For centuries it was understood that if something was art then it was beautiful. However, in the 19th and 20th centuries many artists turned their backs on beauty. Here we could think of various works created within the romantic movement of the 1800’s that focused on the sublime, the ugly, and the uncanny. We could think of Dada art that was, according to Tristan Tzara’s Dadaist Manifesto of 1918, out to “assassinate beauty”. Or we could think about any number of post-modern works that, as Stephen Hicks has pointed out, typically focus on entrails and blood, urine and feces, and preoccupations with unusual sex. Despite the dubiousness of some of these post-modern works, there is no doubt that art is all the richer for expanding its horizons past beauty. However, there is still a lingering issue to be addressed:
Why do people want to assassinate beauty?
Obviously there are many things in the human experience besides beauty we should consider; beauty shouldn’t have a monopoly on art or life. But there is all too often a desire to desecrate the beauty that does exist. This desire can come from artists and their concerns to push the language of art forward. But it also seems to be a desire that is part of the human condition. This is very troubling and worth our attention.
In his book Beauty (Oxford, 2009), Roger Scruton argues that beauty, in allowing this idealization and sacredness to enter our world, is in a position to offend us in at least two ways: (1) it can make us realize that there are, indeed, levels of real distinction be found in the world: some things are more interesting, admirable, compelling, and unique than others—and this doesn’t always sit well with our democratic attitude; (2) beauty imposes an intolerable burden on us by imposing ideals which can show, by way of comparison, just how miserable our lives are. In this sense, beauty can be an affliction. And it is precisely this affliction which leads so many into a what Scruton calls a “flight from beauty”, that is, a flight from ideals, which, rather than live up to the ideals and face judgment in the face of them, desecrates all vestiges of the ideals so there is nothing to live up to. Hence the cult of ugliness, death, and nihilism to be found in art and modern culture in general (see 183-184 and chapter 8 in general).

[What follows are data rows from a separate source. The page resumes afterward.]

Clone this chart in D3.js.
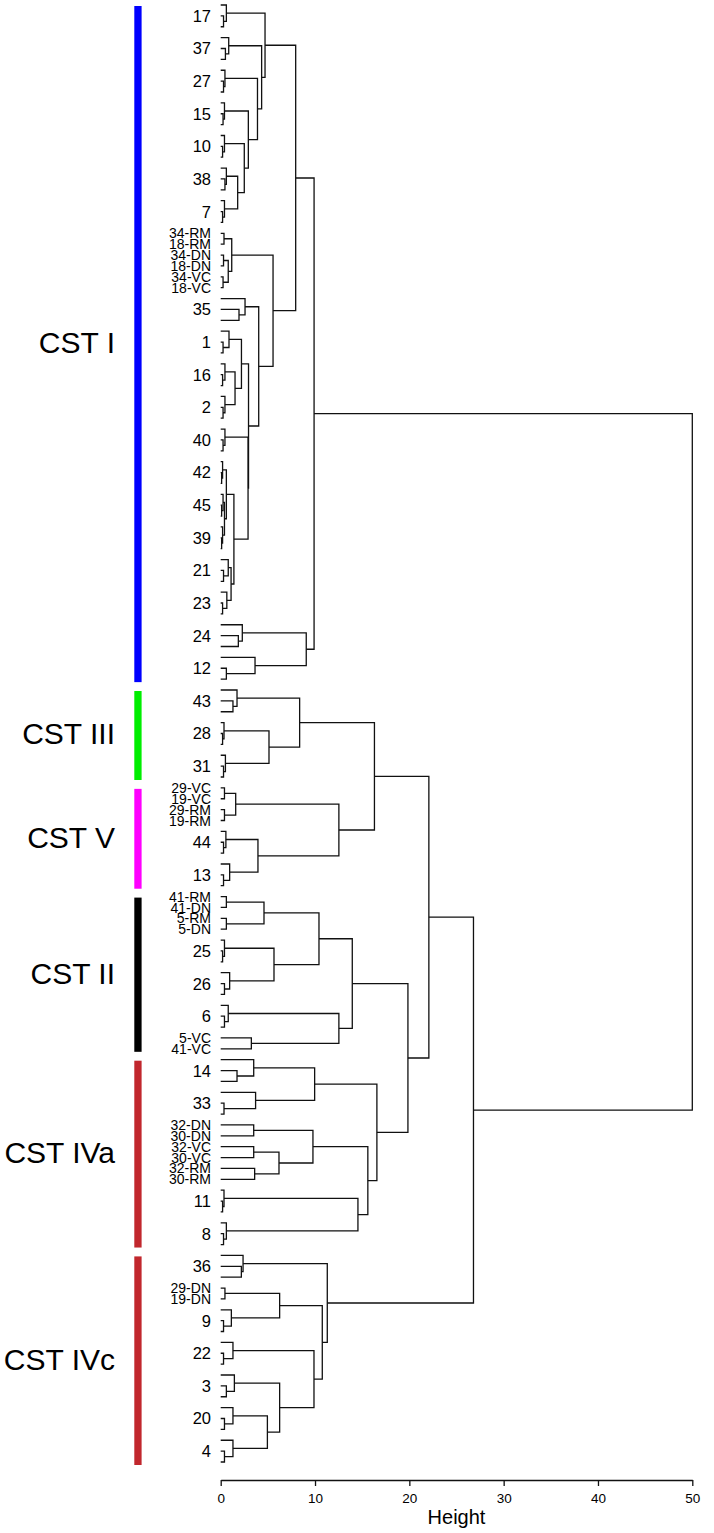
<!DOCTYPE html>
<html>
<head>
<meta charset="utf-8">
<script src="https://cdn.jsdelivr.net/npm/d3@7"></script>
<style>
body { margin: 0; background: #fff; }
text { font-family: "Liberation Sans", Arial, sans-serif; fill: #000; }
</style>
</head>
<body>
<svg id="chart" width="714" height="1533"></svg>
<script>
// tree nodes: [height, upper child, lower child]; leaves are labels ('' = unlabelled sample)
const cstI = [9.9,
  [7.95,
    [4.7, [0.6, '', [0.3, '17', '']],
      [4.34, [0.85, '', [0.5, '37', '']],
        [3.9, [0.45, '', [0.3, '27', '']],
          [2.93, [0.4, '', [0.25, '15', '']],
            [2.5, [0.4, '', [0.2, '10', '']],
              [1.8, [0.6, '', [0.45, '38', '']], [0.4, '', [0.2, '7', '']]]]]]]],
    [5.55,
      [1.17, [0.35, '34-RM', '18-RM'], [0.8, [0.3, '34-DN', '18-DN'], [0.25, '34-VC', '18-VC']]],
      [4.03, [2.58, '', [1.94, '35', '']],
        [2.95,
          [2.2, [0.88, '', [0.25, '1', '']], [1.52, [0.45, '', [0.2, '16', '']], [0.45, '', [0.25, '2', '']]]],
          [2.9, [0.45, '', [0.25, '40', '']],
            [1.4,
              [0.6, [0.2, '', [0.1, '42', '']], [0.4, [0.25, '', [0.1, '45', '']], [0.2, '', [0.1, '39', '']]]],
              [1.1, [0.8, '', [0.3, '21', '']], [0.65, '', [0.2, '23', '']]]]]]]]],
  [9.07, [2.29, '', [1.87, '24', '']], [3.64, '', [0.6, '12', '']]]];

const cstIII = [8.37, [1.73, '', [1.3, '43', '']],
  [5.12, [0.35, '', [0.2, '28', '']], [0.5, '', [0.3, '31', '']]]];

const cstV = [12.53, [1.59, [0.4, '29-VC', '19-VC'], [0.4, '29-RM', '19-RM']],
  [3.95, [0.55, '', [0.3, '44', '']], [0.95, '', [0.3, '13', '']]]];

const cstII = [13.95,
  [10.42, [4.59, [0.6, '41-RM', '41-DN'], [0.6, '5-RM', '5-DN']],
    [5.65, [0.4, '', [0.2, '25', '']], [0.95, '', [0.4, '26', '']]]],
  [12.53, [0.8, '', [0.4, '6', '']], [3.25, '5-VC', '41-VC']]];

const cstIVa = [16.56,
  [9.96, [3.5, '', [1.73, '14', '']], [3.7, '', [0.35, '33', '']]],
  [15.6,
    [9.78, [3.5, '32-DN', '30-DN'], [6.18, [3.5, '32-VC', '30-VC'], [3.6, '32-RM', '30-RM']]],
    [14.55, [0.35, '', [0.2, '11', '']], [0.6, '', [0.3, '8', '']]]]];

const cstIVc = [11.3, [2.37, '', [2.19, '36', '']],
  [10.77,
    [6.25, [0.45, '29-DN', '19-DN'], [1.13, '', [0.3, '9', '']]],
    [9.89, [1.3, '', [0.3, '22', '']],
      [6.25, [1.45, '', [0.6, '3', '']], [4.95, [1.3, '', [0.4, '20', '']], [1.3, '', [0.4, '4', '']]]]]]];

// heights where the CST clusters join: III+V, II+IVa, (III,V)+(II,IVa), +IVc, root
const joinHeights = [16.3, 19.85, 22.07, 26.8, 50.0];

const clusterNames = ['CST I', 'CST III', 'CST V', 'CST II', 'CST IVa', 'CST IVc'];
const clusterColors = ['#0000ff', '#00ee00', '#ff00ff', '#000000', '#c1272d', '#c1272d'];
const clusterTrees = [cstI, cstIII, cstV, cstII, cstIVa, cstIVc];
const heightTicks = [0, 10, 20, 30, 40, 50];

const tree = [joinHeights[4], cstI,
  [joinHeights[3],
    [joinHeights[2], [joinHeights[0], cstIII, cstV], [joinHeights[1], cstII, cstIVa]],
    cstIVc]];

const kids = d => Array.isArray(d) ? d.slice(1) : null;
const svg = d3.select('#chart');

const root = d3.hierarchy(tree, kids);
const leaves = root.leaves();

const x = d3.scaleLinear().domain([0, 50]).range([220.7, 692.3]);
const y = d3.scaleLinear().domain([0, leaves.length - 1]).range([5, 1462]);

leaves.forEach((l, i) => { l.py = y(i); });
root.eachAfter(n => {
  n.h = n.children ? n.data[0] : 0;
  if (n.children) n.py = (n.children[0].py + n.children[1].py) / 2;
});

// elbow links
svg.append('g')
  .selectAll('path')
  .data(root.descendants().filter(n => n.children))
  .enter().append('path')
    .attr('d', n => {
      const a = n.children[0], b = n.children[1];
      return 'M' + x(a.h) + ',' + a.py + 'H' + x(n.h) + 'V' + b.py + 'H' + x(b.h);
    })
    .attr('fill', 'none')
    .attr('stroke', '#111')
    .attr('stroke-width', 1.3);

// leaf labels
svg.append('g')
  .selectAll('text')
  .data(leaves.filter(l => l.data !== ''))
  .enter().append('text')
    .attr('x', 211)
    .attr('y', l => l.py)
    .attr('dy', '0.36em')
    .attr('text-anchor', 'end')
    .attr('font-size', l => l.data.indexOf('-') >= 0 ? 14 : 16.5)
    .text(l => l.data);

// cluster bars and names
let offset = 0;
clusterTrees.forEach((t, i) => {
  const n = d3.hierarchy(t, kids).leaves().length;
  const y0 = y(offset), y1 = y(offset + n - 1);
  svg.append('rect')
    .attr('x', 134.3)
    .attr('y', y0 + 1)
    .attr('width', 7.3)
    .attr('height', y1 - y0 + 2)
    .attr('fill', clusterColors[i]);
  svg.append('text')
    .attr('x', 115)
    .attr('y', (y0 + y1) / 2)
    .attr('dy', '0.36em')
    .attr('text-anchor', 'end')
    .attr('font-size', 30)
    .text(clusterNames[i]);
  offset += n;
});

// axis
const axis = svg.append('g')
  .attr('transform', 'translate(0,1480)')
  .call(d3.axisBottom(x).tickValues(heightTicks).tickSize(6).tickSizeOuter(0));
axis.select('.domain').attr('stroke', '#111').attr('stroke-width', 1.3);
axis.selectAll('.tick line').attr('stroke', '#111').attr('stroke-width', 1.3);
axis.selectAll('.tick text')
  .attr('y', 13)
  .attr('font-size', 13.5)
  .attr('font-family', '"Liberation Sans", Arial, sans-serif')
  .attr('fill', '#000');

svg.append('text')
  .attr('x', x(25))
  .attr('y', 1524)
  .attr('text-anchor', 'middle')
  .attr('font-size', 20)
  .text('Height');
</script>
</body>
</html>
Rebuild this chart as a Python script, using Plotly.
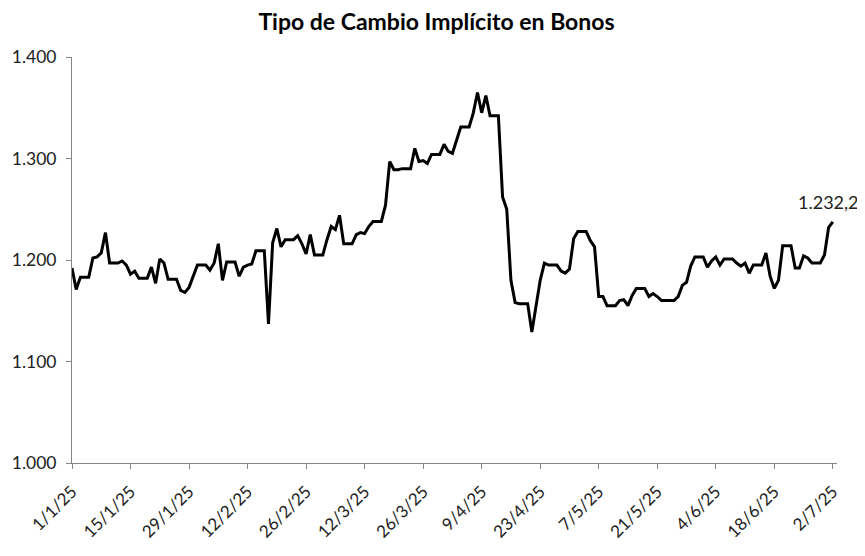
import datetime as dt
import plotly.graph_objects as go

start_date = "2025-01-01"
values = [
    1192, 1171, 1183, 1183, 1183, 1202, 1203, 1207, 1227, 1197,
    1197, 1197, 1199, 1195, 1186, 1189, 1182, 1182, 1182, 1193,
    1177, 1201, 1197, 1181, 1181, 1181, 1170, 1168, 1173, 1184,
    1195, 1195, 1195, 1190, 1197, 1216, 1180, 1198, 1198, 1198,
    1184, 1193, 1195, 1196, 1209, 1209, 1209, 1137, 1217, 1231,
    1213, 1220, 1220, 1220, 1224, 1216, 1206, 1225, 1205, 1205,
    1205, 1220, 1233, 1230, 1244, 1216, 1216, 1216, 1225, 1227,
    1226, 1233, 1238, 1238, 1238, 1254, 1297, 1289, 1289, 1290,
    1290, 1290, 1310, 1297, 1298, 1295, 1304, 1304, 1304, 1314,
    1307, 1305, 1318, 1331, 1331, 1331, 1345, 1365, 1345, 1362,
    1342, 1342, 1342, 1262, 1250, 1180, 1158, 1157, 1157, 1157,
    1129, 1154, 1180, 1197, 1195, 1195, 1195, 1189, 1187, 1191,
    1221, 1228, 1228, 1228, 1219, 1213, 1164, 1164, 1155, 1155,
    1155, 1160, 1161, 1155, 1165, 1172, 1172, 1172, 1164, 1167,
    1164, 1160, 1160, 1160, 1160, 1164, 1175, 1178, 1194, 1203,
    1203, 1203, 1193, 1199, 1203, 1195, 1201, 1201, 1201, 1197,
    1194, 1197, 1187, 1195, 1195, 1195, 1207, 1184, 1172, 1180,
    1214, 1214, 1214, 1192, 1192, 1204, 1202, 1197, 1197, 1197,
    1205, 1232.2, 1237.5,
]
label_index = 181
label_text = "1.232,2"
title_text = "Tipo de Cambio Implícito en Bonos"

d0 = dt.date.fromisoformat(start_date)
dates = [d0 + dt.timedelta(days=i) for i in range(len(values))]

fig = go.Figure()
fig.add_trace(go.Scatter(
    x=dates, y=values, mode="lines",
    line=dict(color="black", width=3), hoverinfo="x+y",
))
fig.add_annotation(
    x=dates[label_index], y=values[label_index], text=label_text,
    showarrow=False, yshift=25, font=dict(family="Lato", size=18, color="#222"),
)

fig.update_layout(
    width=857, height=548,
    margin=dict(l=64, r=28, t=49, b=93),
    paper_bgcolor="white", plot_bgcolor="white",
    separators=",.",
    showlegend=False,
    title=dict(text="<b>" + title_text + "</b>", x=0.5, xanchor="center",
               y=0.974, yanchor="middle",
               font=dict(family="Lato", size=23, color="black")),
    xaxis=dict(
        type="date", automargin=False,
        range=[dates[0], d0 + dt.timedelta(days=183)],
        tick0=start_date, dtick=14 * 86400000,
        tickformat="%-d/%-m/%y", tickangle=-45,
        showgrid=False, zeroline=False,
        showline=True, linecolor="#868686", linewidth=1,
        ticks="outside", ticklen=5, tickcolor="#868686",
        tickfont=dict(family="Lato", size=17, color="#222"),
        ticklabelstandoff=6,
    ),
    yaxis=dict(
        range=[1000, 1400], dtick=100, tickformat=",.0f", automargin=False,
        showgrid=False, zeroline=False,
        showline=True, linecolor="#868686", linewidth=1,
        ticks="outside", ticklen=5, tickcolor="#868686",
        tickfont=dict(family="Lato", size=17.5, color="#222"),
        ticklabelstandoff=6,
    ),
)
fig.write_html("out.html")
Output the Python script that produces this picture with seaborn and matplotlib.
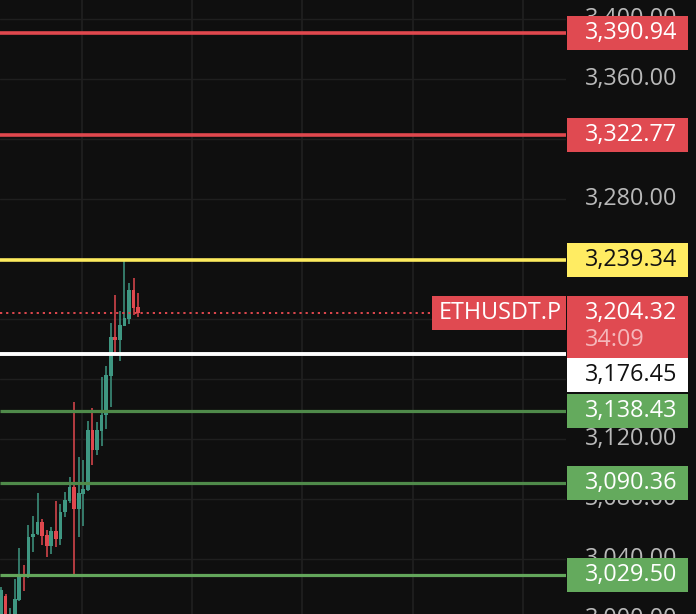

This account, in many ways, brings us back to Plato’s Symposium. There Socrates tells us Diotima’s teaching on love. This teaching speaks of a mysterious initiation that entails a gradual movement of the soul away from the changing, imperfect aspects of beauty to the unchanging, perfect Form of Beauty itself. The process of approaching the Beautiful itself is as follows: love is detached from individual people and we come to see beauty can be present in many bodies; then we come to value the beauty of the soul and the virtuous laws of the state which guide it; then we come to grasp the beauty of truths found in mathematics and science—truths which are eternal and thus transcend the moving aspects of the body, the soul, and the state (210a-e). Finally, we transcend even these intellectual truths and see, with the eye of the soul, the eternal Form of Beauty that grants beauty to all the previous imitations of it. This seeing comes suddenly upon the soul after many years of preparation and is wonderful (210e-211d). It enables a new form of procreation to take place—a spiritual form. Rather than making something like children or works, the soul is able to give birth to itself as wise and therefore virtuous. This transformed soul would have wisdom capable of intelligently directing its appetites and passions towards the good. In doing so, it would be divine-like in its autonomy. Love, if we follow its guidance towards beauty all the way, may even help us become immortal: “The love of the gods belongs to anyone who has given birth to true virtue and nourished it, and if any human being could become immortal, it would be he” (212b, translation Nehamas and Woodruff).
Sounds great doesn’t it?
The problem is that this process of pursuing higher forms of beauty entails many experiences of feeling worthless. And here is the connection with Scruton’s point. Alcibiades says Socrates, whom he loves and thinks is beautiful, “makes it seem that my life isn’t worth living!” (216a). This comment reminds us of of Apollodorus’ comment in the introduction to the dialogue: “Of course, I used to think that what I was doing [before meeting Socrates and doing philosophy] was important, but in fact I was the most worthless man on earth…” (173a). Love’s pursuit of beauty guides us to value certain things at certain levels of the soul’s ascent. Indeed, without love’s guidance we feel like we are drifting “aimlessly” as Apollodorus put it (173a); we would have “no idea what to do, no purpose in life” as Alcibiades put it (219e). Love and beauty give us a sense of well-being. But since love’s pursuit of beauty is restless, since it often lives and dies in a “single day” as Diotima put it (203e), it tries to move us beyond this temporary well-being to something better; and this leads us to experience an existential crisis. Our life as we know it is judged to be inadequate, we are judged to be inadequate, and we may, in the face of all this judgment, seek our own death (216b) or seek the death of the one who we love: “I think I would be happier if he [Socrates] was dead” (216c). But this will not do since the beloved is the means to our love flourishing and thus is a means to becoming more alive. As Alcibiades puts it: “And yet I know that if he dies I’ll be even more miserable” (216c). Love of the beautiful, so it seems, can only bring us towards immortality by killing us many times.
Perhaps some people think: it is better to assassinate beauty than be assassinated in its pursuit.